Recipes

Pork and Napa Cabbage Jiaozi T1 Sourced

zh: 猪肉白菜饺子

Skill
intermediate
Servings
4
Total time
75 min

The canonical Northern Chinese dumpling: pork and napa cabbage filling in a hot-water dough wrapper. This is a family-scale batch — make 40–50 dumplings in one session. They freeze well; cook from frozen with an extra 2 minutes in the boiling water.

Before you start

Read the steps once through. The sequence matters: salt the cabbage first (step 1), then make the filling (steps 2–3), then the dough (step 4), rest the dough (step 5), then assemble. The resting time is built into the workflow — you prep the filling while the dough rests.

The dough

Hot-water dough (烫面) is the correct dough for jiaozi. Cold-water dough produces a chewier, more elastic wrapper that is harder to roll thin and snaps back when pleated. The hot water partially cooks the starch, reducing elasticity and making the wrapper pliable. The wrapper should stretch easily around the filling without springing back.

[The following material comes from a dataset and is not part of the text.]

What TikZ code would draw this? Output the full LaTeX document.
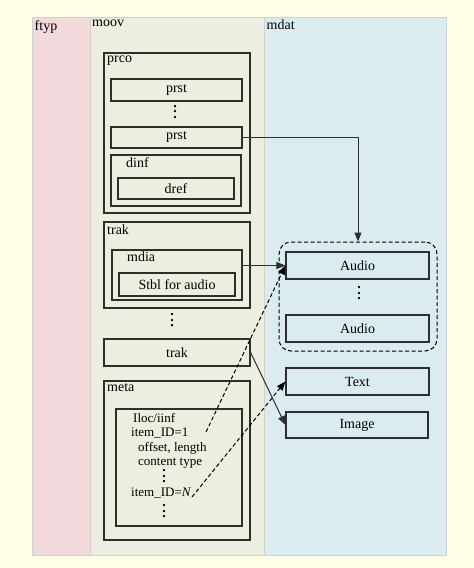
\documentclass[tikz,border=0pt]{standalone}
\usepackage{fontspec}
\setmainfont{Liberation Serif}
\usetikzlibrary{arrows.meta}
\definecolor{bgc}{HTML}{FEFEE6}
\definecolor{ftypc}{HTML}{F2DADC}
\definecolor{moovc}{HTML}{ECEEDF}
\definecolor{mdatc}{HTML}{DBECF1}
\definecolor{linec}{HTML}{2E2E2E}
\newcommand\myvdots{\vbox{\baselineskip5.5pt\lineskiplimit0pt\hbox{.}\hbox{.}\hbox{.}}}
\tikzset{
  col/.style={draw=black!18, line width=0.8pt, minimum width=#1, anchor=north west, minimum height=538pt, inner sep=0pt},
  box/.style={draw=linec, line width=1.2pt, rectangle, inner sep=0pt},
  lbl/.style={anchor=north west, inner sep=0pt, font=\fontsize{14pt}{16pt}\selectfont},
  txt/.style={inner sep=0pt, font=\fontsize{14pt}{16pt}\selectfont},
  itxt/.style={anchor=west, inner sep=0pt, font=\fontsize{13pt}{15pt}\selectfont},
  dotsn/.style={inner sep=0pt, font=\fontsize{14pt}{16pt}\bfseries\selectfont},
  arr/.style={-{Triangle[length=9pt,width=7pt]}, line width=1pt, draw=linec},
  darr/.style={-{Triangle[length=9pt,width=7pt]}, line width=1pt, dashed, dash pattern=on 4pt off 2.5pt, draw=black},
}
\begin{document}
\begin{tikzpicture}[x=1pt,y=-1pt]
\fill[bgc] (0,0) rectangle (474,568);
\useasboundingbox (0,0) rectangle (474,568);
% columns
\node[col=58pt, fill=ftypc] (ftyp) at (32,17) {};
\node[col=174pt, fill=moovc] (moov) at (90,17) {};
\node[col=182pt, fill=mdatc] (mdat) at (264,17) {};
\node[lbl] (ftypl) at (34.5,20) {ftyp};
\node[lbl] (moovl) at (92,20) {moov};
\node[lbl] (mdatl) at (266.5,20) {mdat};
% prco
\node[box, minimum width=146pt, minimum height=160pt] (prco) at (177,133) {};
\node[lbl] (prcol) at (107,56) {prco};
\node[box, txt, minimum width=131pt, minimum height=22pt] (prst1) at (176.5,90) {prst};
\node[dotsn] (dots1) at (175,112) {\myvdots};
\node[box, txt, minimum width=131pt, minimum height=21pt] (prst2) at (176.5,137.5) {prst};
\node[box, minimum width=130pt, minimum height=51pt] (dinf) at (176,180.5) {};
\node[lbl] (dinfl) at (126,157) {dinf};
\node[box, txt, minimum width=116pt, minimum height=21pt] (dref) at (176,188.5) {dref};
% trak
\node[box, minimum width=146pt, minimum height=86pt] (trak) at (177,265) {};
\node[lbl] (trakl) at (107,225) {trak};
\node[box, minimum width=130pt, minimum height=50pt] (mdia) at (177,275) {};
\node[lbl] (mdial) at (127,252) {mdia};
\node[box, txt, minimum width=116pt, minimum height=23pt] (stbl) at (177,284.5) {Stbl for audio};
\node[dotsn] (dots2) at (172,320.5) {\myvdots};
\node[box, txt, minimum width=146pt, minimum height=27pt] (trak2) at (177,352.5) {trak};
% meta
\node[box, minimum width=146pt, minimum height=159pt] (meta) at (177,460.5) {};
\node[lbl] (metal) at (107,383) {meta};
\node[box, minimum width=126pt, minimum height=117pt] (iloc) at (179,467.5) {};
\node[itxt] (il1) at (133,418) {Iloc/iinf};
\node[itxt] (il2) at (131,433) {item\_ID=1};
\node[itxt] (il3) at (138,448.5) {offset, length};
\node[itxt] (il4) at (138,463.5) {content type};
\node[dotsn] (dots4) at (164,476.5) {\myvdots};
\node[itxt] (il5) at (131,493) {item\_ID=\textit{N}};
\node[dotsn] (dots5) at (164,511.5) {\myvdots};
\coordinate (d1) at (206,432);
\coordinate (d2) at (192,497);
% mdat
\node[draw=black, line width=1pt, dashed, dash pattern=on 4pt off 2.5pt, rounded corners=12pt, minimum width=158pt, minimum height=109pt, inner sep=0pt] (grp) at (358,296.5) {};
\node[box, txt, minimum width=143pt, minimum height=27pt] (audio1) at (357.5,265.5) {Audio};
\node[dotsn] (dots3) at (359,293.5) {\myvdots};
\node[box, txt, minimum width=143pt, minimum height=27pt] (audio2) at (357.5,328.5) {Audio};
\node[box, txt, minimum width=143pt, minimum height=27pt] (text) at (357.5,381.5) {Text};
\node[box, txt, minimum width=142pt, minimum height=26pt] (image) at (357,425) {Image};
% connectors
\draw[arr] (prst2.east) -| (grp.north);
\draw[arr] (audio1.west -| mdia.east) -- (audio1.west);
\draw[arr] (trak2.east) -- (image.west);
\draw[darr] (d1) -- (audio1.west);
\draw[darr] (d2) -- (text.west);
\end{tikzpicture}
\end{document}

The 300 g / 150 ml ratio (2:1 by weight) is reliable. Humidity and flour absorption vary slightly — if the dough feels too stiff after resting, wet your hands slightly while kneading; if it sticks, dust lightly.

Squeezing the cabbage

The single most common failure mode in home jiaozi is soggy, burst wrappers caused by excess water in the filling. Squeeze the salted cabbage three times harder than you think you need to. If it is not squeezed enough, it will release water into the filling as it sits, making the mixture loose and difficult to work with, and the wrappers will steam from the inside and tear during cooking.

The filling consistency check

Before pleating all 50 dumplings, fry a teaspoon of filling in a dry pan. Taste it. Adjust seasoning before committing to the batch. The filling should taste assertively seasoned — roughly 20–30% saltier than you want the final dumpling to taste, because the wrapper dilutes it.

The three-boil method (三滚)

Adding cold water to calm the boil twice sounds counter-intuitive, but it ensures even cooking. A hard rolling boil tosses the dumplings around and risks tearing the wrappers; the cold water pauses the boil and allows heat to penetrate the filling evenly before the next stage. The third return to boil is the signal the filling is cooked through — not just the wrapper.

Freezing

Freeze in a single layer on a floured tray for 2 hours, then transfer to bags. Cook from frozen: same method, add 2 minutes cooking time. Do not defrost first.

Yield and scaling

300 g flour makes roughly 40–50 wrappers depending on how thinly you roll them. 400 g filling is right for this dough quantity. Scale up proportionally. A batch of 100 is the sweet spot for a group of four — and makes freezing worthwhile.